## BEGIN Data shown

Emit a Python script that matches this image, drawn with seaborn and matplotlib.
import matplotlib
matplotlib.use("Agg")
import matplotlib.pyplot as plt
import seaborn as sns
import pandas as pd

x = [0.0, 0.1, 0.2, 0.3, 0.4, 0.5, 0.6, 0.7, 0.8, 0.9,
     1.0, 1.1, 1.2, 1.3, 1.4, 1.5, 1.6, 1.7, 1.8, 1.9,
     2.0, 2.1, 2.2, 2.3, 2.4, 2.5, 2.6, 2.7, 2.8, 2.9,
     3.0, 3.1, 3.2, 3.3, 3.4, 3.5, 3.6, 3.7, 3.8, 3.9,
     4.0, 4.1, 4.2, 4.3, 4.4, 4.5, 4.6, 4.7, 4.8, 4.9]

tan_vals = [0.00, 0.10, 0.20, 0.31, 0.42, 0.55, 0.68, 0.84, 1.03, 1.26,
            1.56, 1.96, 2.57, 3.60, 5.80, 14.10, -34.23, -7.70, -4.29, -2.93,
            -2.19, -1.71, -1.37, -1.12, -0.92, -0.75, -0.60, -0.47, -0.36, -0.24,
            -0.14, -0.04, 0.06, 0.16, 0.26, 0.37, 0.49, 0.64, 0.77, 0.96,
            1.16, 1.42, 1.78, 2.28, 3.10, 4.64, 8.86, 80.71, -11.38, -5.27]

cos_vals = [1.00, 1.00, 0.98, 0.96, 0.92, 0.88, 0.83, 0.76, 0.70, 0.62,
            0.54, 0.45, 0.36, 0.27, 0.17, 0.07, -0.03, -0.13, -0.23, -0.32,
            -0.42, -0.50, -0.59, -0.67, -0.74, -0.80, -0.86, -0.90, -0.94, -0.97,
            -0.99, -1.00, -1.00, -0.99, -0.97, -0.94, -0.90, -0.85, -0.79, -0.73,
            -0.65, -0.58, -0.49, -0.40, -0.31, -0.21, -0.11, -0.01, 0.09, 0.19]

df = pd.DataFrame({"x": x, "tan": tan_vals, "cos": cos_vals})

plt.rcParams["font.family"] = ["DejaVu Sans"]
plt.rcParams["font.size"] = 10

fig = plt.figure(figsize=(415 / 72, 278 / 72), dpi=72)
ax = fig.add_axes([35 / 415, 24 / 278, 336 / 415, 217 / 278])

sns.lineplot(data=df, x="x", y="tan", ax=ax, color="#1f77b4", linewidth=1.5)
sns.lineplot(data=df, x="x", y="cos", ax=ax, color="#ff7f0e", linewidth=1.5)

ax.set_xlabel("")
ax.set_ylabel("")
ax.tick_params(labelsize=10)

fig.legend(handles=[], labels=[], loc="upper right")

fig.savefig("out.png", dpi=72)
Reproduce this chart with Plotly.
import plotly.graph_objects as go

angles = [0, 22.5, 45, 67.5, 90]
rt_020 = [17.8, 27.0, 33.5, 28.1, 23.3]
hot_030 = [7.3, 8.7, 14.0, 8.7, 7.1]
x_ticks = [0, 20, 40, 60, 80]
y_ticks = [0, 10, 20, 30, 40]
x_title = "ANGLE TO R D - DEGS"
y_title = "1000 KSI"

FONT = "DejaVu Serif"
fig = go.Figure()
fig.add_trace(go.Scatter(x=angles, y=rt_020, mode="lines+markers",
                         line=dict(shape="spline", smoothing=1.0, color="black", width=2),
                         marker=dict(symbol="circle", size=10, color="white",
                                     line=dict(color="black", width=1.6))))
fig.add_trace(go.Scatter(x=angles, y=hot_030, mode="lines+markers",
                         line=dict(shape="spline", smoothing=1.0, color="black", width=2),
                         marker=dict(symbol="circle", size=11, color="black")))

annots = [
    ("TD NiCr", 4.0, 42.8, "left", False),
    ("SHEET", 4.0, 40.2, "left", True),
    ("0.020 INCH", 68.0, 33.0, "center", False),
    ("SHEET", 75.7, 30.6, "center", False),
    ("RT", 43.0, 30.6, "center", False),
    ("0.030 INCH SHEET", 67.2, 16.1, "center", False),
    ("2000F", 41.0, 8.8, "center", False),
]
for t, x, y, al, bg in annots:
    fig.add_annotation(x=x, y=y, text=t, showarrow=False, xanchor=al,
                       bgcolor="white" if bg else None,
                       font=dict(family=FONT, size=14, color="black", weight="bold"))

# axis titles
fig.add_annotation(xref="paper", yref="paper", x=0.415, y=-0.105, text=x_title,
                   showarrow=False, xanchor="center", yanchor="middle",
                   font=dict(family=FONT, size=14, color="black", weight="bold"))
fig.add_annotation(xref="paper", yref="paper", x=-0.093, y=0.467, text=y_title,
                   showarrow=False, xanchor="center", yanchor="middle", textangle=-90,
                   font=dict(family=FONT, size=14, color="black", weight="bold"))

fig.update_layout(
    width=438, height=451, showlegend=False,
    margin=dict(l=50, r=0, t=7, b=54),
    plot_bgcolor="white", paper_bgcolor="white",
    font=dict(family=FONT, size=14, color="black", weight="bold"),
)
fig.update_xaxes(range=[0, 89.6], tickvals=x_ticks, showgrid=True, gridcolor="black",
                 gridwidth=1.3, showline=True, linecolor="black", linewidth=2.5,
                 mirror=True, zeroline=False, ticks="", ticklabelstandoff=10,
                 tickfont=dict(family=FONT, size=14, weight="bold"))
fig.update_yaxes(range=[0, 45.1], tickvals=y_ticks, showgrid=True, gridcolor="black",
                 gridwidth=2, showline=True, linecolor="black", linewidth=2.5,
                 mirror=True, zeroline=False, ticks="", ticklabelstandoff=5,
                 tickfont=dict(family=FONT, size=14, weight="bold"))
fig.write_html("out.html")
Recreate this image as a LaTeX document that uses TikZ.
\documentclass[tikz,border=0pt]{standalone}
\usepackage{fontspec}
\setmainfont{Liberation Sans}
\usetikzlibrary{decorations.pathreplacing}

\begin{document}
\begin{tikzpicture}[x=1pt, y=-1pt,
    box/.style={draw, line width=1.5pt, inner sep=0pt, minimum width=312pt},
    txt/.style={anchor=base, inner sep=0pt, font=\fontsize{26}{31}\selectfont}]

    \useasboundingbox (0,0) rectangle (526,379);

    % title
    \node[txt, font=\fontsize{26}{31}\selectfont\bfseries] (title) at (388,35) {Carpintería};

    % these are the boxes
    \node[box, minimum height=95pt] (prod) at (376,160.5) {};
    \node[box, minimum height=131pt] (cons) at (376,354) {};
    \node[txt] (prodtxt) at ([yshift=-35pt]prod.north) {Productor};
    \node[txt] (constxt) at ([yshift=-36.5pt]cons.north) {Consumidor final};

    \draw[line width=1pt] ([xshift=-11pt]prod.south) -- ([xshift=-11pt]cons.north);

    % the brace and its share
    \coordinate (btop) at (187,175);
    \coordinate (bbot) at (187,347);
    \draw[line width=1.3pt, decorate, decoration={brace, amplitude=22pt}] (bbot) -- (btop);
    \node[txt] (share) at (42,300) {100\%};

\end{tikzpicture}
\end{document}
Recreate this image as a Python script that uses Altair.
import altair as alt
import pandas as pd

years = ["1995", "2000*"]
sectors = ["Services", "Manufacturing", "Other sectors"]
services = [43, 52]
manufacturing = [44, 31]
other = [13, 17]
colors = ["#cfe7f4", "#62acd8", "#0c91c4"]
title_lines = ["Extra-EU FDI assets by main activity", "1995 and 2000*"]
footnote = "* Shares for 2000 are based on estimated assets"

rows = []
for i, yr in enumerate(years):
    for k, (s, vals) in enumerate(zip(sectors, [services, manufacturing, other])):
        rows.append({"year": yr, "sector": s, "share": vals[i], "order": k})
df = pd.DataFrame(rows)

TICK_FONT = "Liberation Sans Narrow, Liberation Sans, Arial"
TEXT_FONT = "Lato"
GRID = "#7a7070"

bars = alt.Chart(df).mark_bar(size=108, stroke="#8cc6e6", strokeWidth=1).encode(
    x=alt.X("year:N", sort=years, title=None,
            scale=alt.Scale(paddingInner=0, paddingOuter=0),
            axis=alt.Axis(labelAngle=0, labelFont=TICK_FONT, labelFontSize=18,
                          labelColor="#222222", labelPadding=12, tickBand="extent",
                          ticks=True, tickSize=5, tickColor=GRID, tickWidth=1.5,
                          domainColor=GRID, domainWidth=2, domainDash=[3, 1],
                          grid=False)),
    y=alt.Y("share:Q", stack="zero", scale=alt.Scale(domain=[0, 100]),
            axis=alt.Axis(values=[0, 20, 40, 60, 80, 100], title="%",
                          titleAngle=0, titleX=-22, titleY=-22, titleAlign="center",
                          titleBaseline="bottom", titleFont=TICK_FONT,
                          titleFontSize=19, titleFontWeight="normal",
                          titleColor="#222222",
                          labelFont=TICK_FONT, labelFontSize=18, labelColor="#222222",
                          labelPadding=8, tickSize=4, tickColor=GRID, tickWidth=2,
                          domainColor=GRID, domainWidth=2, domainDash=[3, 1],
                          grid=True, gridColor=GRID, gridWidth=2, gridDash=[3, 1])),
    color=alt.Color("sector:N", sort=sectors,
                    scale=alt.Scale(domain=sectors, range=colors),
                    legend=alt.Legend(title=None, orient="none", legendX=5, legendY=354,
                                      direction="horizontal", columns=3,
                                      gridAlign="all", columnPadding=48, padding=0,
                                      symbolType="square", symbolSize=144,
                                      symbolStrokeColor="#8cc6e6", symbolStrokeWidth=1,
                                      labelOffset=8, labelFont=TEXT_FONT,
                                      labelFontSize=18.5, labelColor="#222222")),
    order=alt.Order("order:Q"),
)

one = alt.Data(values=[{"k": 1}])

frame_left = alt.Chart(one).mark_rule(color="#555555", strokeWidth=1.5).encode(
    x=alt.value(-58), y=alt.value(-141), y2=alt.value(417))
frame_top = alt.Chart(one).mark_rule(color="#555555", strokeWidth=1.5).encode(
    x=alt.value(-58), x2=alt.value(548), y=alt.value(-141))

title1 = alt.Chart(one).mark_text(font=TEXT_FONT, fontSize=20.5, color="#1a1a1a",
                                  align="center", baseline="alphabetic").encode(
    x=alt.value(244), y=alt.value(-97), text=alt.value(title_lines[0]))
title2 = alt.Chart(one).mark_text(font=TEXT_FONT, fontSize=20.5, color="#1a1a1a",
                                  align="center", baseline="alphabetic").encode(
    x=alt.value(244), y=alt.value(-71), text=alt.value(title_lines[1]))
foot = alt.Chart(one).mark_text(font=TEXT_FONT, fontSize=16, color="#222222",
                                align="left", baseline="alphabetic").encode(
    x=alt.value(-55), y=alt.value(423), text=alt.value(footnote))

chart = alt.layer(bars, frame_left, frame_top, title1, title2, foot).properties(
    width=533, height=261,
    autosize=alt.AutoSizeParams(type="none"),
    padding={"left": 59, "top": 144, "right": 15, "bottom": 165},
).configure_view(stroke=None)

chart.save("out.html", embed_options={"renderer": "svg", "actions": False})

## END Data shown

Take the lines above from the first through the one containing "ax = fig.add_axes([35" and reproduce them exactly; include nothing else.

**Complete answer:**
Emit a Python script that matches this image, drawn with seaborn and matplotlib.
import matplotlib
matplotlib.use("Agg")
import matplotlib.pyplot as plt
import seaborn as sns
import pandas as pd

x = [0.0, 0.1, 0.2, 0.3, 0.4, 0.5, 0.6, 0.7, 0.8, 0.9,
     1.0, 1.1, 1.2, 1.3, 1.4, 1.5, 1.6, 1.7, 1.8, 1.9,
     2.0, 2.1, 2.2, 2.3, 2.4, 2.5, 2.6, 2.7, 2.8, 2.9,
     3.0, 3.1, 3.2, 3.3, 3.4, 3.5, 3.6, 3.7, 3.8, 3.9,
     4.0, 4.1, 4.2, 4.3, 4.4, 4.5, 4.6, 4.7, 4.8, 4.9]

tan_vals = [0.00, 0.10, 0.20, 0.31, 0.42, 0.55, 0.68, 0.84, 1.03, 1.26,
            1.56, 1.96, 2.57, 3.60, 5.80, 14.10, -34.23, -7.70, -4.29, -2.93,
            -2.19, -1.71, -1.37, -1.12, -0.92, -0.75, -0.60, -0.47, -0.36, -0.24,
            -0.14, -0.04, 0.06, 0.16, 0.26, 0.37, 0.49, 0.64, 0.77, 0.96,
            1.16, 1.42, 1.78, 2.28, 3.10, 4.64, 8.86, 80.71, -11.38, -5.27]

cos_vals = [1.00, 1.00, 0.98, 0.96, 0.92, 0.88, 0.83, 0.76, 0.70, 0.62,
            0.54, 0.45, 0.36, 0.27, 0.17, 0.07, -0.03, -0.13, -0.23, -0.32,
            -0.42, -0.50, -0.59, -0.67, -0.74, -0.80, -0.86, -0.90, -0.94, -0.97,
            -0.99, -1.00, -1.00, -0.99, -0.97, -0.94, -0.90, -0.85, -0.79, -0.73,
            -0.65, -0.58, -0.49, -0.40, -0.31, -0.21, -0.11, -0.01, 0.09, 0.19]

df = pd.DataFrame({"x": x, "tan": tan_vals, "cos": cos_vals})

plt.rcParams["font.family"] = ["DejaVu Sans"]
plt.rcParams["font.size"] = 10

fig = plt.figure(figsize=(415 / 72, 278 / 72), dpi=72)
ax = fig.add_axes([35 / 415, 24 / 278, 336 / 415, 217 / 278])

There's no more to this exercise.